• [Task] Write out the opening lines of the data word for word, up to and including the line with "minimum width=191pt] (end)", and leave every picture and every later line out.

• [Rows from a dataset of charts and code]
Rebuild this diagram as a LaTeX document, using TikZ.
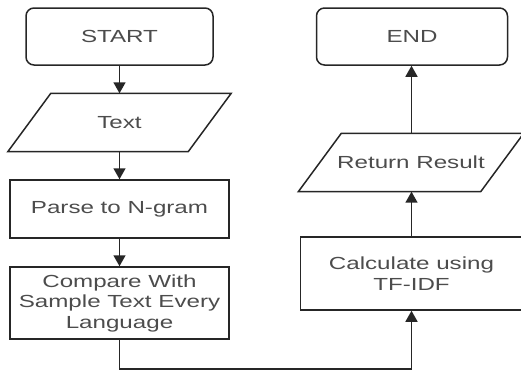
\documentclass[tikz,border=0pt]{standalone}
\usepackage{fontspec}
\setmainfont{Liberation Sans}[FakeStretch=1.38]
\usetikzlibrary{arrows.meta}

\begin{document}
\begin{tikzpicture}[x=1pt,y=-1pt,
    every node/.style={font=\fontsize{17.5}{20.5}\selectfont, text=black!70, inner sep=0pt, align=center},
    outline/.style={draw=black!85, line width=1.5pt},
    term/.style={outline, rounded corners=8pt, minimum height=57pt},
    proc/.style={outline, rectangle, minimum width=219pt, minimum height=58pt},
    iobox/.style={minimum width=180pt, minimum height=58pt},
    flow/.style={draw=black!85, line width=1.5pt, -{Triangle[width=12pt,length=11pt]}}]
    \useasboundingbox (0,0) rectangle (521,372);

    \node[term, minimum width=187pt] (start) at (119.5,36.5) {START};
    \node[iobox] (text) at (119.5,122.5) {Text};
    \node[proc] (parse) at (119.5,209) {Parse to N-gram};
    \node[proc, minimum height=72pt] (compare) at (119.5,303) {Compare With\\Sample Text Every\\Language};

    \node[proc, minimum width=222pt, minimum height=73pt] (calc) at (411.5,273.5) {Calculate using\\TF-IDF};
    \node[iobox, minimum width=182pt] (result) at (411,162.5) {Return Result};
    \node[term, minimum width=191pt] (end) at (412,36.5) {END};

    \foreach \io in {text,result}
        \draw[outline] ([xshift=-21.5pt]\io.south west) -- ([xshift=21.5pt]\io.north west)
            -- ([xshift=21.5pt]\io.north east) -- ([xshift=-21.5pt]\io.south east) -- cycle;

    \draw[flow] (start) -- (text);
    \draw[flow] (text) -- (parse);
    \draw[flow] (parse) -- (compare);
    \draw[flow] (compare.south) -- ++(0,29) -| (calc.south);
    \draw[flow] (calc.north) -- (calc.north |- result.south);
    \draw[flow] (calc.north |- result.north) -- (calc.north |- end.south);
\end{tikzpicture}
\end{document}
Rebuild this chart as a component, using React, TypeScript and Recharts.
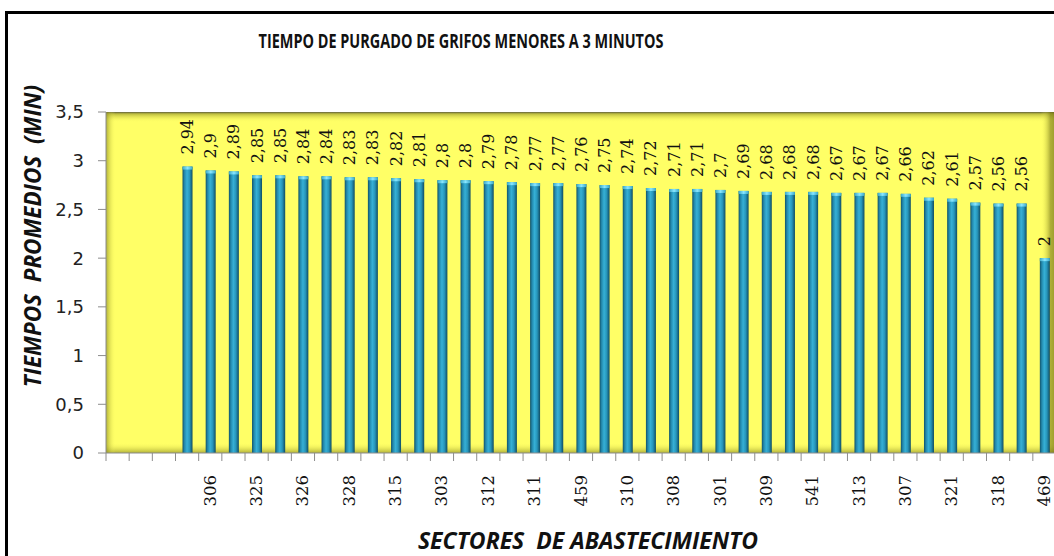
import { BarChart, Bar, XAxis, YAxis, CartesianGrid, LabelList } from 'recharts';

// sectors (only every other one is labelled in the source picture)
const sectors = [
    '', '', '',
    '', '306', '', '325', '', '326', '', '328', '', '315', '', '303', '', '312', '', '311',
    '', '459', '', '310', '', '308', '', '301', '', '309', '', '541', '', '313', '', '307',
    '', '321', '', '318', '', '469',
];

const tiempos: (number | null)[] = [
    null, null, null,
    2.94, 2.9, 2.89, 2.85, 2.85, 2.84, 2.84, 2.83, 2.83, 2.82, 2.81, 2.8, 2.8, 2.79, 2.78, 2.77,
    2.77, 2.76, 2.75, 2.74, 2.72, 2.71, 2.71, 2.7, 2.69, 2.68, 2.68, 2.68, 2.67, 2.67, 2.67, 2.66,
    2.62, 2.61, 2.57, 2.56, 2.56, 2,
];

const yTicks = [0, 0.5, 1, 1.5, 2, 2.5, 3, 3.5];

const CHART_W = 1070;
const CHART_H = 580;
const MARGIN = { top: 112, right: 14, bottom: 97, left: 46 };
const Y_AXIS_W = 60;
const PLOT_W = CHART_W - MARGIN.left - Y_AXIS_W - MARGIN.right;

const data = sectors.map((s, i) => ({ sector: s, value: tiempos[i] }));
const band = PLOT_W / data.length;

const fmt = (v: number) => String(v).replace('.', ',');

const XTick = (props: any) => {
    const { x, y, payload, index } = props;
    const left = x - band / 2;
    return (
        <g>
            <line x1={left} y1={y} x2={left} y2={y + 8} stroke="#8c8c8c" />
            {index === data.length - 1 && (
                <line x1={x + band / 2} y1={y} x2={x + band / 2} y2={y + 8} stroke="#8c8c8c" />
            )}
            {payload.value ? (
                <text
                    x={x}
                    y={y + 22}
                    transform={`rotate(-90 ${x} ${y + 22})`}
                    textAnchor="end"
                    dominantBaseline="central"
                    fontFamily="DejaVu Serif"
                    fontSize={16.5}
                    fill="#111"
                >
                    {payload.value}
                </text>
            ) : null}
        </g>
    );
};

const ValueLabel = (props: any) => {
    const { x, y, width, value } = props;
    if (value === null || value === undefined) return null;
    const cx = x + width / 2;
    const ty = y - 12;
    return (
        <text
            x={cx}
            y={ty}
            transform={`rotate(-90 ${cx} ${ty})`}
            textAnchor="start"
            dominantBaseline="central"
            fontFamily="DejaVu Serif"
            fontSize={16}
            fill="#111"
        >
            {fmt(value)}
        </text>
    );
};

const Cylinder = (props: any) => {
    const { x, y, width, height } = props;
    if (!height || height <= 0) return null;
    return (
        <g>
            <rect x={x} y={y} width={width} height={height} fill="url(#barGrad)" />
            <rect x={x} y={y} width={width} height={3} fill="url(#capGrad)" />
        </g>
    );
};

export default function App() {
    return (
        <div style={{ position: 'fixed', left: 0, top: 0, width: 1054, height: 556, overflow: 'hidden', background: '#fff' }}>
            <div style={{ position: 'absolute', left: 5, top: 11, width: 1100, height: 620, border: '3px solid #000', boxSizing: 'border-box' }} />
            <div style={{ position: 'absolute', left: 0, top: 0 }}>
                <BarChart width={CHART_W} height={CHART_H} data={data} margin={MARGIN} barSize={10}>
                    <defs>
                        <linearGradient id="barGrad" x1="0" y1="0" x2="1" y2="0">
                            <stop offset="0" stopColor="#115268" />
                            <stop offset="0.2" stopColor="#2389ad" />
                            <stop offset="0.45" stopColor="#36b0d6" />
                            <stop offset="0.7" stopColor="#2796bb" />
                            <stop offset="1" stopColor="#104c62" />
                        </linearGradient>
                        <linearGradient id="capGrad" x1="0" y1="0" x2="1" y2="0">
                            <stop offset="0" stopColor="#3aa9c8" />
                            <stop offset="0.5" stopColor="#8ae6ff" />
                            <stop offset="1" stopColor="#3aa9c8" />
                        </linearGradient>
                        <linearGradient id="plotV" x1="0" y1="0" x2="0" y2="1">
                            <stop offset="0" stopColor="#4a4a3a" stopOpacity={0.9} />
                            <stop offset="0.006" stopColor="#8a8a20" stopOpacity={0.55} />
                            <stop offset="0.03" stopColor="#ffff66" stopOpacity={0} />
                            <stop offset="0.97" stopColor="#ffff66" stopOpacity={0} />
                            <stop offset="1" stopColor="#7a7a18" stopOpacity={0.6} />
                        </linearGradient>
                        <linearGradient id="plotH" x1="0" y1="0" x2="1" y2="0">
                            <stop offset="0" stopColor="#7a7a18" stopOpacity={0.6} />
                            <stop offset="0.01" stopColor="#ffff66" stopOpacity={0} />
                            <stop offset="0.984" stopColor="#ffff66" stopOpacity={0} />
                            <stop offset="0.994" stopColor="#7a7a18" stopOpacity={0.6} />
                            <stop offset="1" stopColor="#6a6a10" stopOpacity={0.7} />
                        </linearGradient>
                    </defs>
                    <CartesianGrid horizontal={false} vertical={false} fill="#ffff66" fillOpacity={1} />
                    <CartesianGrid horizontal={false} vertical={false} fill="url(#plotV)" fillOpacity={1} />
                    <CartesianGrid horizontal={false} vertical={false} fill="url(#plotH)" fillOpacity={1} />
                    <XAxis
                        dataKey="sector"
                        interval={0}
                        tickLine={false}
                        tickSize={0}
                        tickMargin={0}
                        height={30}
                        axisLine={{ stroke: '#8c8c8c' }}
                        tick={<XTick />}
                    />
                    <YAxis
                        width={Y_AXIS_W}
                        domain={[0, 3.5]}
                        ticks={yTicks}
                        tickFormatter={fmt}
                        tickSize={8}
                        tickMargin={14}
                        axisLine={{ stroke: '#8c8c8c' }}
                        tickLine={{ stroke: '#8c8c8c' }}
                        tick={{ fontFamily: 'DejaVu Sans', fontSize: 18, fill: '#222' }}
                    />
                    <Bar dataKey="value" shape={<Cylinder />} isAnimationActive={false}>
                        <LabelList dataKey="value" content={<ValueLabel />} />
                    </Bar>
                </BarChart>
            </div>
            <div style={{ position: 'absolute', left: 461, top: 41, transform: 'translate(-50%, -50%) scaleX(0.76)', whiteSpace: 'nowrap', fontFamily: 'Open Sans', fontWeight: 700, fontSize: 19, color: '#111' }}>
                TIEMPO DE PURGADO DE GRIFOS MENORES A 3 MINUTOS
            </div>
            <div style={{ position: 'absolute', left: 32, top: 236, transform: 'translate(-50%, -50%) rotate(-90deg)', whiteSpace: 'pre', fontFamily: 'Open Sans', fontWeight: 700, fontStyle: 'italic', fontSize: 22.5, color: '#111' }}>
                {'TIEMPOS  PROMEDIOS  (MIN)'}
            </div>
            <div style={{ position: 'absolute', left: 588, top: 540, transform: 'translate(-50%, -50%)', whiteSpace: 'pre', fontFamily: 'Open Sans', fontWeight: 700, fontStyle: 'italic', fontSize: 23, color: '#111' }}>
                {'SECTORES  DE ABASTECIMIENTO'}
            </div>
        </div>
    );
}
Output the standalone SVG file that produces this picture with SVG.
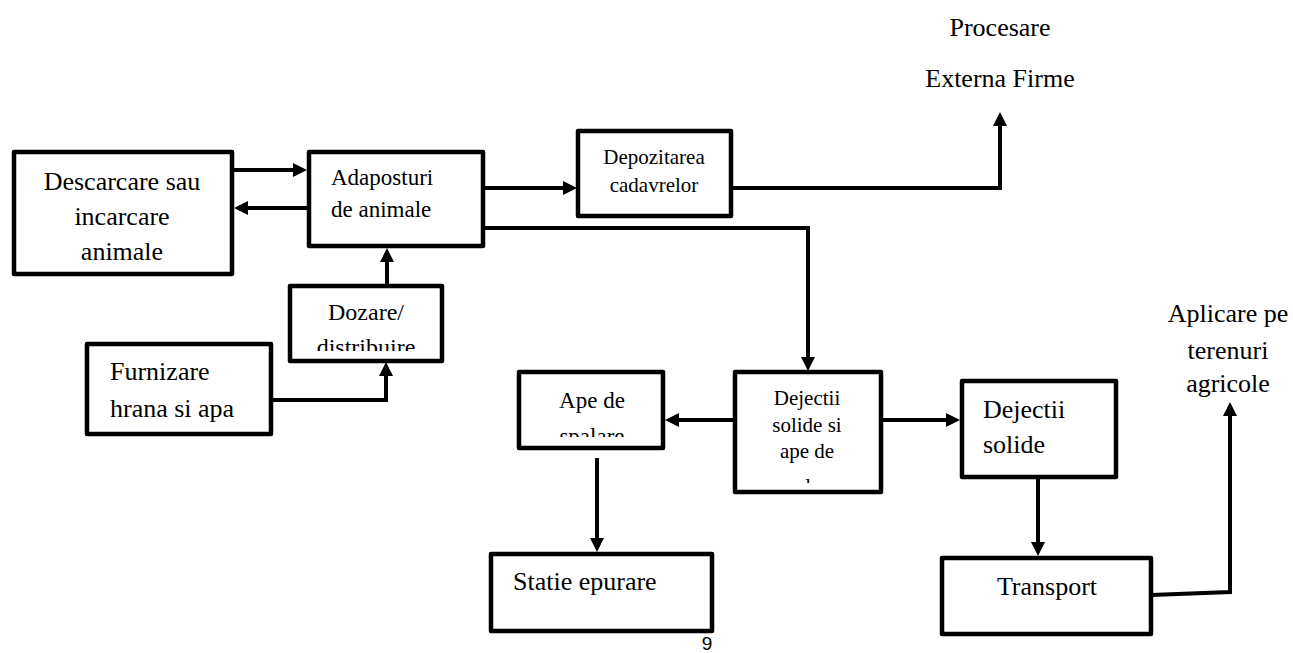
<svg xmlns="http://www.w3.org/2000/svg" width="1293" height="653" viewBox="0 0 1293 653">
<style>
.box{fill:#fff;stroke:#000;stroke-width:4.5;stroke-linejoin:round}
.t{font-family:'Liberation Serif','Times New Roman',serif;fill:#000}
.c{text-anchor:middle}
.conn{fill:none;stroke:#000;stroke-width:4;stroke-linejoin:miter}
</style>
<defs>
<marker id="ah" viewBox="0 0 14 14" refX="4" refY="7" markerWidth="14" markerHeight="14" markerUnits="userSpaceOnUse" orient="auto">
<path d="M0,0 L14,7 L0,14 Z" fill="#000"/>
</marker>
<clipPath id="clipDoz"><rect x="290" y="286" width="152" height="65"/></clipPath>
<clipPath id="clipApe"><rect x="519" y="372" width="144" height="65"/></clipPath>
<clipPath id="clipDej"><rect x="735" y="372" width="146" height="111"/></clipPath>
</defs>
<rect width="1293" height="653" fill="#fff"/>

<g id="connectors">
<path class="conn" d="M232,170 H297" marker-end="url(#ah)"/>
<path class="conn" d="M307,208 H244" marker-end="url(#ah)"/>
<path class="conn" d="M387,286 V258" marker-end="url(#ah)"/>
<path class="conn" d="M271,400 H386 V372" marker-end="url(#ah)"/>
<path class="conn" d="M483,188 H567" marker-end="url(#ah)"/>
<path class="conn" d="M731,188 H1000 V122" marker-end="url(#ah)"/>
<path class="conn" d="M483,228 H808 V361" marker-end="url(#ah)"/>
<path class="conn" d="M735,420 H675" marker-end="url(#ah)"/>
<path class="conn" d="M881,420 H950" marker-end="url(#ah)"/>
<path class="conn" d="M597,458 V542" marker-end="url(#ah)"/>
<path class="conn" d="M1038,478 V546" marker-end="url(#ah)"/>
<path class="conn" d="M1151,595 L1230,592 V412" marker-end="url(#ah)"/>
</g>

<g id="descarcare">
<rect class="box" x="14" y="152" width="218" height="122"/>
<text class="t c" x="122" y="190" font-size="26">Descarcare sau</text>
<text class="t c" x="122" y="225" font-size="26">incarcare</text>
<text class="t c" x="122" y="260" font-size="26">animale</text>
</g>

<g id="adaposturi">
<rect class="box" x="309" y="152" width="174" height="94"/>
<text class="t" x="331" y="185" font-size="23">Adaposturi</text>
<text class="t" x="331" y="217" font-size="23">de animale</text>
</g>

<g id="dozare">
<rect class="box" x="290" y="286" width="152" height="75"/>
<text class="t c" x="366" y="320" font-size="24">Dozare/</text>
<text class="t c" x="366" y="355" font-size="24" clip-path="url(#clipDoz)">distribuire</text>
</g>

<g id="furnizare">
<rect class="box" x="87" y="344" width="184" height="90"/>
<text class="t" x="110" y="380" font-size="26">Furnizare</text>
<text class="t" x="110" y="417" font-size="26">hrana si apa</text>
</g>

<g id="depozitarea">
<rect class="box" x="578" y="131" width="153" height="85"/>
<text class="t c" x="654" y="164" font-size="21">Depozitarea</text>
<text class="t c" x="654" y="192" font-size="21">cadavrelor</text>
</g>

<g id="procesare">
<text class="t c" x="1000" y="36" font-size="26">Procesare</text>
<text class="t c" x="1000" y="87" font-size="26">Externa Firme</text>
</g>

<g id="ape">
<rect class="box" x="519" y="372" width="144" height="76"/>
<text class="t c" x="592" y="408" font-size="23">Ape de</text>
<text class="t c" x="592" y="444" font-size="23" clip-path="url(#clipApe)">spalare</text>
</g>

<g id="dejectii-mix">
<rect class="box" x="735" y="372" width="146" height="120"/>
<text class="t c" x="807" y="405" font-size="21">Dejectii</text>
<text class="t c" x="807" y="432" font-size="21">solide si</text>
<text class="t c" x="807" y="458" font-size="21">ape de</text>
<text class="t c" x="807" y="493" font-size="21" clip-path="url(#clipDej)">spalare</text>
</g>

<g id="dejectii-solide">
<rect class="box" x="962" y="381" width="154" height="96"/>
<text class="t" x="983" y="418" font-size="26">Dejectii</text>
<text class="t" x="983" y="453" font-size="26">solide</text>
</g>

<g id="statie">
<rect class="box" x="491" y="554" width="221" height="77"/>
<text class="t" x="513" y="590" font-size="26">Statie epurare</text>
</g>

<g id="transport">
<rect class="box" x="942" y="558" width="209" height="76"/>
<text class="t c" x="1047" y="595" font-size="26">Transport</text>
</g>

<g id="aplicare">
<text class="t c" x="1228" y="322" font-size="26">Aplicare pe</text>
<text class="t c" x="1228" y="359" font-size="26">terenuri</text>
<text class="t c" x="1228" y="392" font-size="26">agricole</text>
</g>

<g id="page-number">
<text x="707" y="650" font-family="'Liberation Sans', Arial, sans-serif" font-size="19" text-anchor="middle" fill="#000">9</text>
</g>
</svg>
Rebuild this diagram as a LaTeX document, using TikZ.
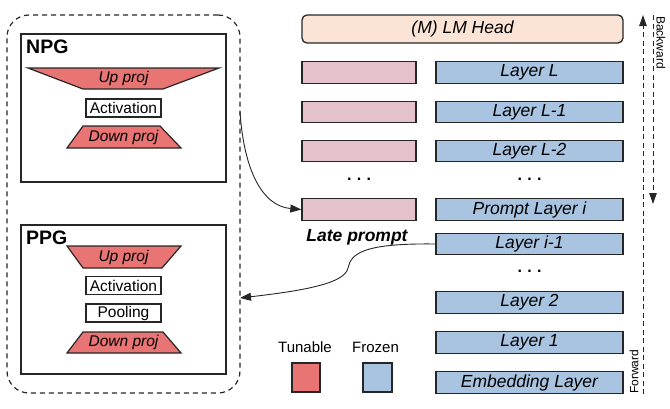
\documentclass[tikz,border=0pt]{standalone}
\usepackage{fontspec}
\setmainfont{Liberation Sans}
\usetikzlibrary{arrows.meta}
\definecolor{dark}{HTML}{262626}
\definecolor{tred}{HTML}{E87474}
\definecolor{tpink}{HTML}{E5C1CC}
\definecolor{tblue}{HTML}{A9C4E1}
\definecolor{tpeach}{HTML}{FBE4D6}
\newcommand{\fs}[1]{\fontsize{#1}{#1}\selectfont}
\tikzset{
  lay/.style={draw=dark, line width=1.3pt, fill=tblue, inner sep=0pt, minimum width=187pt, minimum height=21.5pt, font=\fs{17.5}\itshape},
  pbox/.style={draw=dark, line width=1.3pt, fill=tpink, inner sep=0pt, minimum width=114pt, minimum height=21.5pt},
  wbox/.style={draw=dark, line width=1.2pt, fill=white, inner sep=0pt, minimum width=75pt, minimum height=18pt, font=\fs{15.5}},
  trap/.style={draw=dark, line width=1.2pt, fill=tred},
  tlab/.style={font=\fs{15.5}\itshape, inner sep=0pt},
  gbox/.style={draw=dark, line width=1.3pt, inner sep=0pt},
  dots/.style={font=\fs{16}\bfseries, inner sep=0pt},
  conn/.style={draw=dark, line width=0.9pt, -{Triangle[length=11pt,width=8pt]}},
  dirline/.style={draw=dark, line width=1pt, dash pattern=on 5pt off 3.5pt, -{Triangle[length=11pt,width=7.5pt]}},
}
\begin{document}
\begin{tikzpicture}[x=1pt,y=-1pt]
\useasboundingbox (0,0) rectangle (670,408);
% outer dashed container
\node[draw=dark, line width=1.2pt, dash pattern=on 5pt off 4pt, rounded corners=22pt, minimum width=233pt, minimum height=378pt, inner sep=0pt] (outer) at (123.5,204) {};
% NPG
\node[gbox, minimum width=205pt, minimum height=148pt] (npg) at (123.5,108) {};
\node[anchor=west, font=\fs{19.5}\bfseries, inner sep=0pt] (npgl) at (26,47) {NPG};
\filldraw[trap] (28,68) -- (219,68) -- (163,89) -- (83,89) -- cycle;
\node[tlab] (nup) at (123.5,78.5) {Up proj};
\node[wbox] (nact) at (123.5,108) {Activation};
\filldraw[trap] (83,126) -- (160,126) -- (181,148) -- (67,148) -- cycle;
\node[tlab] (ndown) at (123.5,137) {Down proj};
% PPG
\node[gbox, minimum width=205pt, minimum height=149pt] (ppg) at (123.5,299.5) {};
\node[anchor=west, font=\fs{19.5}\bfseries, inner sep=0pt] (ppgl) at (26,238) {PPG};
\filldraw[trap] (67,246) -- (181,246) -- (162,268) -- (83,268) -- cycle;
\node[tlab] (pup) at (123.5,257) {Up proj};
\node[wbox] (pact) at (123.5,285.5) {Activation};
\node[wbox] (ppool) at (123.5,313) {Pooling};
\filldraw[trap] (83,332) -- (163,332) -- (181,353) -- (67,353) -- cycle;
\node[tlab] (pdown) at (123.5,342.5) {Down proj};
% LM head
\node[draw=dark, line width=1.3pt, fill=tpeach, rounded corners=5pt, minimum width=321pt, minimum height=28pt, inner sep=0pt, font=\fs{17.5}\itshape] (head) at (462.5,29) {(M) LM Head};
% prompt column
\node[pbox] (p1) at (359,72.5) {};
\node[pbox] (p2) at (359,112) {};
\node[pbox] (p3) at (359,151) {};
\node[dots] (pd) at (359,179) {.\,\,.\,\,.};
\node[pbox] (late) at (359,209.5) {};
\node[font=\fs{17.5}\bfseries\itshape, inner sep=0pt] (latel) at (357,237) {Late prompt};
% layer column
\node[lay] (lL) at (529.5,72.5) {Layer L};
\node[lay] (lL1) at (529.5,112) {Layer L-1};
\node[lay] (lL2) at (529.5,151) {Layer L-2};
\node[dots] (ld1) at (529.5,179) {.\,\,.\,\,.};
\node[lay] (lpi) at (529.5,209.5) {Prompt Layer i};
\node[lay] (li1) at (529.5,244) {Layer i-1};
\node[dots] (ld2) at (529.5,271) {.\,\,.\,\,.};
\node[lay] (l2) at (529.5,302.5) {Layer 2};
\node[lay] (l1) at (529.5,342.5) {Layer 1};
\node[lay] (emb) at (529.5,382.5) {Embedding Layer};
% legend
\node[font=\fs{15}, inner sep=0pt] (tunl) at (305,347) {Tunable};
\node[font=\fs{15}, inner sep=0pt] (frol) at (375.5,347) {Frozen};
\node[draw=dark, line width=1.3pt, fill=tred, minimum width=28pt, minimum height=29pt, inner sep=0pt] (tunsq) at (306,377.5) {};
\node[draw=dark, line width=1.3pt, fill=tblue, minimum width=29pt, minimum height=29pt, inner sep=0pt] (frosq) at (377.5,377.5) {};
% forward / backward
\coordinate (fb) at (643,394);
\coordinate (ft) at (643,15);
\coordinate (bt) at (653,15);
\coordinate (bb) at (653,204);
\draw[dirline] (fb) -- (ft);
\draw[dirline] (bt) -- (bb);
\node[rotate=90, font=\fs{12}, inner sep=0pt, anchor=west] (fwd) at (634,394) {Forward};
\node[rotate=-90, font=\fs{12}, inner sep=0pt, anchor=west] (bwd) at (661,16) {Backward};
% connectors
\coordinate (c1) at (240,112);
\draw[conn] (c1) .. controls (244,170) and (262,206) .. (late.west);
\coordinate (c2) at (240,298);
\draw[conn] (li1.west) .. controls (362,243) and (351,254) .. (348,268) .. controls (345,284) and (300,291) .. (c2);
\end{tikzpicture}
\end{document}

• [In response]
Rebuild this diagram as a LaTeX document, using TikZ.
\documentclass[tikz,border=0pt]{standalone}
\usepackage{fontspec}
\setmainfont{Liberation Sans}[FakeStretch=1.38]
\usetikzlibrary{arrows.meta}

\begin{document}
\begin{tikzpicture}[x=1pt,y=-1pt,
    every node/.style={font=\fontsize{17.5}{20.5}\selectfont, text=black!70, inner sep=0pt, align=center},
    outline/.style={draw=black!85, line width=1.5pt},
    term/.style={outline, rounded corners=8pt, minimum height=57pt},
    proc/.style={outline, rectangle, minimum width=219pt, minimum height=58pt},
    iobox/.style={minimum width=180pt, minimum height=58pt},
    flow/.style={draw=black!85, line width=1.5pt, -{Triangle[width=12pt,length=11pt]}}]
    \useasboundingbox (0,0) rectangle (521,372);

    \node[term, minimum width=187pt] (start) at (119.5,36.5) {START};
    \node[iobox] (text) at (119.5,122.5) {Text};
    \node[proc] (parse) at (119.5,209) {Parse to N-gram};
    \node[proc, minimum height=72pt] (compare) at (119.5,303) {Compare With\\Sample Text Every\\Language};

    \node[proc, minimum width=222pt, minimum height=73pt] (calc) at (411.5,273.5) {Calculate using\\TF-IDF};
    \node[iobox, minimum width=182pt] (result) at (411,162.5) {Return Result};
    \node[term, minimum width=191pt] (end) at (412,36.5) {END};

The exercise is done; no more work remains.